1. Field of the Invention
The present invention relates to a method for forming a diffusion barrier layer, and more particularly to a method for forming a diffusion barrier layer for simultaneously forming a low resistance layer by way of a two-step quick heating treatment at low and high temperatures.
2. Description of the Prior Art
As semi-conductor devices have become finer and more highly integrated, a multilayer metal wiring process calls for a diffusion barrier layer between silicon and aluminum alloy in order to prevent spiking and the like caused by precipitation of aluminum used as conductivity membrane in a thin diffusion layer.
The diffusion barrier layer is formed by mixture of nitrogen with metals of high melting point such as Ti, W, Ta, Mo and the like.
However, when the diffusion barrier layer is directly vacuum-evaporated to the silicon, contact resistance goes up, thereby causing a low resistance layer to form between the diffusion barrier layer and the silicon, and reducing the contact resistance.
The low resistance layer is formed with silicide in metal of high melting point for forming the diffusion barrier layer.
FIGS. 1(A), 1B and 1(C) a re process drawings for illustrating a forming method of diffusion barrier layer according to the prior art.
As illustrated in FIG. 1(A), a silicon substrate (11) formed with impurity diffusion region(B) is formed with an insulation membrane (15).
An opening (17) is formed at a predetermined area of the insulation membrane (15) by way of a conventional photolithographic method, thereby exposing the diffusion region (13).
As illustrated in FIG. 1(B), an overall surface of the aforementioned structure is vacuum-evaporated by metals of high melting points such as Ti, W, Ta, Mo and the like in thickness of 50.about.200 .ANG. by way of sputtering method or chemical vapor deposition (CVD) method.
Successively, the surface is vacuum-evaporated by the metals of high melting points such as Ti, W, Ta, Mo and the like in thickness of 300.about.500 .ANG. under nitric atmosphere by way of sputtering or CVD method.
The vacuum-evaporated layer is quickly heat-treated at a high temperature of 700.about.1,000 degrees celsius under the nitric or ammoniac atmosphere.

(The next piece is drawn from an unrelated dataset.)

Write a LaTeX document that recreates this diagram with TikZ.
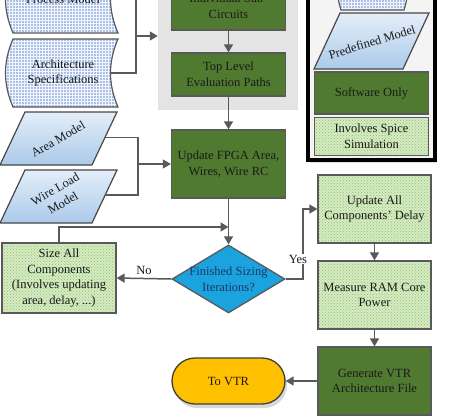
\documentclass[tikz,border=0pt]{standalone}
\usepackage{fontspec}
\setmainfont{Liberation Serif}
\usetikzlibrary{arrows.meta,patterns,shadows,shapes.geometric}
\definecolor{dkgreen}{HTML}{507A30}
\definecolor{ltgreen}{HTML}{D6EBC2}
\definecolor{patgreen}{HTML}{8FC076}
\definecolor{edgegray}{HTML}{595959}
\definecolor{dblue}{HTML}{A9C1E8}
\definecolor{grayreg}{HTML}{E4E4E4}
\definecolor{diamblue}{HTML}{1AA3DE}
\definecolor{vtryellow}{HTML}{FFC000}
\definecolor{navytext}{HTML}{1F3864}
\definecolor{txt}{HTML}{1A1A1A}
\definecolor{lgfill}{HTML}{F4F4F4}
\definecolor{partop}{HTML}{E4EEF9}
\definecolor{parbot}{HTML}{ABCAEA}
\tikzset{
  base/.style={draw=edgegray, line width=1.3pt, align=center, text=txt,
    font=\fontsize{12.5}{15.7}\selectfont, inner sep=1pt},
  greenbox/.style={base, fill=dkgreen, minimum width=114pt},
  lgbox/.style={base, pattern=crosshatch dots, pattern color=patgreen,
    preaction={fill=ltgreen}, minimum width=113pt},
  bluestore/.style={draw=edgegray, line width=1.2pt, pattern=grid,
    pattern color=white!85!dblue, preaction={fill=dblue}},
  para/.style={draw=edgegray!80!black, line width=1.2pt, top color=partop, bottom color=parbot},
  lbl/.style={align=center, text=txt, font=\fontsize{12.5}{15.7}\selectfont, inner sep=1pt},
  conn/.style={draw=edgegray, line width=1.5pt},
  arr/.style={conn, -{Triangle[length=8pt,width=9pt]}},
}
\begin{document}
\begin{tikzpicture}[x=1pt,y=-1pt]
\useasboundingbox (0,0) rectangle (474,416);
\clip (0,0) rectangle (474,416);
\fill[white] (0,0) rectangle (474,416);

% grouping regions
\node[fill=grayreg, minimum width=140pt, minimum height=160pt, inner sep=0pt] (grp) at (228,30) {};
\node[draw=black, line width=3.5pt, fill=lgfill, minimum width=127pt, minimum height=220pt,
  inner sep=0pt, drop shadow={opacity=0.25, shadow xshift=2pt, shadow yshift=-3pt}] (legend) at (371.5,50) {};

% stored data shapes (left column)
\path[bluestore] (13,-35) -- (118,-35) .. controls (108,-12) and (108,10) .. (118,33)
  -- (13,33) .. controls (3,10) and (3,-12) .. (13,-35) -- cycle;
\node[lbl] (proc) at (63,-1) {Process Model};
\coordinate (procE) at (110.5,-1);
\path[bluestore] (13,39) -- (118,39) .. controls (108,62) and (108,84) .. (118,107)
  -- (13,107) .. controls (3,84) and (3,62) .. (13,39) -- cycle;
\node[lbl] (arch) at (63,73) {Architecture\\Specifications};
\coordinate (archE) at (110.5,73);

% parallelograms
\path[para] (25,112) -- (117,112) -- (92,165) -- (0,165) -- cycle;
\node[lbl, rotate=30] (area) at (58,139) {Area Model};
\coordinate (areaE) at (104.5,137.5);
\path[para] (25,170) -- (117,170) -- (92,223) -- (0,223) -- cycle;
\node[lbl, rotate=30] (wire) at (59,196) {Wire Load\\Model};
\coordinate (wireE) at (104.5,195);

% legend contents
\path[bluestore] (341,10) .. controls (336,-5) and (336,-20) .. (341,-40) -- (404,-40)
  .. controls (409,-20) and (409,-5) .. (404,10) -- cycle;
\path[para] (340,13) -- (429,13) -- (403,69) -- (314,69) -- cycle;
\node[lbl, rotate=17] (pred) at (372,42) {Predefined Model};
\node[greenbox, minimum width=114pt, minimum height=42pt] (soft) at (371.5,93) {Software Only};
\node[lgbox, minimum width=114pt, minimum height=38pt] (spice) at (371.5,136.5) {Involves Spice\\Simulation};

% main column
\node[greenbox, minimum height=48pt] (indiv) at (228.5,6) {Individual Sub-\\Circuits};
\node[greenbox, minimum height=43pt] (top) at (228.5,74.5) {Top Level\\Evaluation Paths};
\node[greenbox, minimum height=68pt] (fpga) at (228.5,164) {Update FPGA Area,\\Wires, Wire RC};
\node[diamond, draw=edgegray, line width=1.3pt, fill=diamblue, minimum width=113pt,
  minimum height=68pt, inner sep=0pt] (diam) at (228.5,279) {};
\node[lbl, text=navytext] (diamtxt) at (diam.center) {Finished Sizing\\Iterations?};
\node[lgbox, minimum width=114pt, minimum height=70pt] (size) at (59,278)
  {Size All\\Components\\(Involves updating\\area, delay, ...)};
\node[rectangle, rounded corners=23pt, draw=edgegray!70!black, line width=1.3pt, fill=vtryellow,
  minimum width=113pt, minimum height=46pt, text=txt, font=\fontsize{12.5}{15.7}\selectfont,
  drop shadow={opacity=0.3, shadow xshift=2pt, shadow yshift=-4pt}] (tovtr) at (228.5,381) {To VTR};

% right column
\node[lgbox, minimum height=68pt] (upd) at (374.5,209) {Update All\\Components’ Delay};
\node[lgbox, minimum height=68pt] (meas) at (374.5,295) {Measure RAM Core\\Power};
\node[greenbox, minimum width=113pt, minimum height=68pt] (gen) at (374.5,381) {Generate VTR\\Architecture File};

% connectors
\coordinate (j1) at (136,36);
\draw[conn] (procE) -| (j1);
\draw[conn] (archE) -| (j1);
\draw[arr] (j1) -- (j1 -| grp.west);
\draw[arr] (indiv) -- (top);
\draw[arr] (top) -- (fpga);
\coordinate (j2) at (138,164);
\draw[conn] (areaE) -| (j2);
\draw[conn] (wireE) -| (j2);
\draw[arr] (j2) -- (fpga.west);
\draw[arr] (fpga) -- (diam.north);
\coordinate (jloop) at (228.5,227);
\draw[arr] (size.north) |- (jloop);
\draw[arr] (diam.west) -- (size.east) node[midway, above=2pt, lbl] (no) {No};
\coordinate (jy) at (303,279);
\draw[arr] (diam.east) -- (jy) |- (upd.west);
\node[lbl, fill=white, inner sep=0.5pt] (yes) at (298,259) {Yes};
\draw[arr] (upd) -- (meas);
\draw[arr] (meas) -- (gen);
\draw[arr] (gen) -- (tovtr);
\end{tikzpicture}
\end{document}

At this point, a unit high melting point metal layer formed at an upper area of the diffusion region (13) reacts with the silicon substrate, silicifies and becomes a low resistance layer (19), and the metal layer of high melting point containing the nitrogen is nitrified to become a diffusion barrier layer (21).
As illustrated in FIG. 1, the diffusion barrier layer (21) is vacuum-evaporated at an upper area thereof with aluminum or the like to thereby form a conductivity layer (43).
Then, the conductivity layer (43), diffusion barrier layer (21) and low resistance layer (19) are removed by way of photolithographic method which are vacuum-evaporated at the predetermined upper area of the isolation membrane (15) other than the opening (17).
In the aforementioned description, heat change reaction during the quick heating treatment occurs quite differently according to a processed temperature, and respective thickness of generated diffusion prevention layer and low resistance layer is determined accordingly as the reactions are all stopped the moment the two layers collide.
At this point, the metal having a high melting point reacts rapidly with the silicon and nitrogen, by which the diffusion prevention layer and the low resistance layer are thickly formed as well.
However, there is a problem in that, when the low resistance layer is thickly formed, the diffusion prevention layer becomes thin, thereby failing to form a thickness that is sufficient for prevention of diffusion.
There is another problem in that the silicon substrate and the low resistance layer become uneven at intersurfaces thereof, and stress is generated due to volume change of the low resistance layer thereby resulting in junction leakage.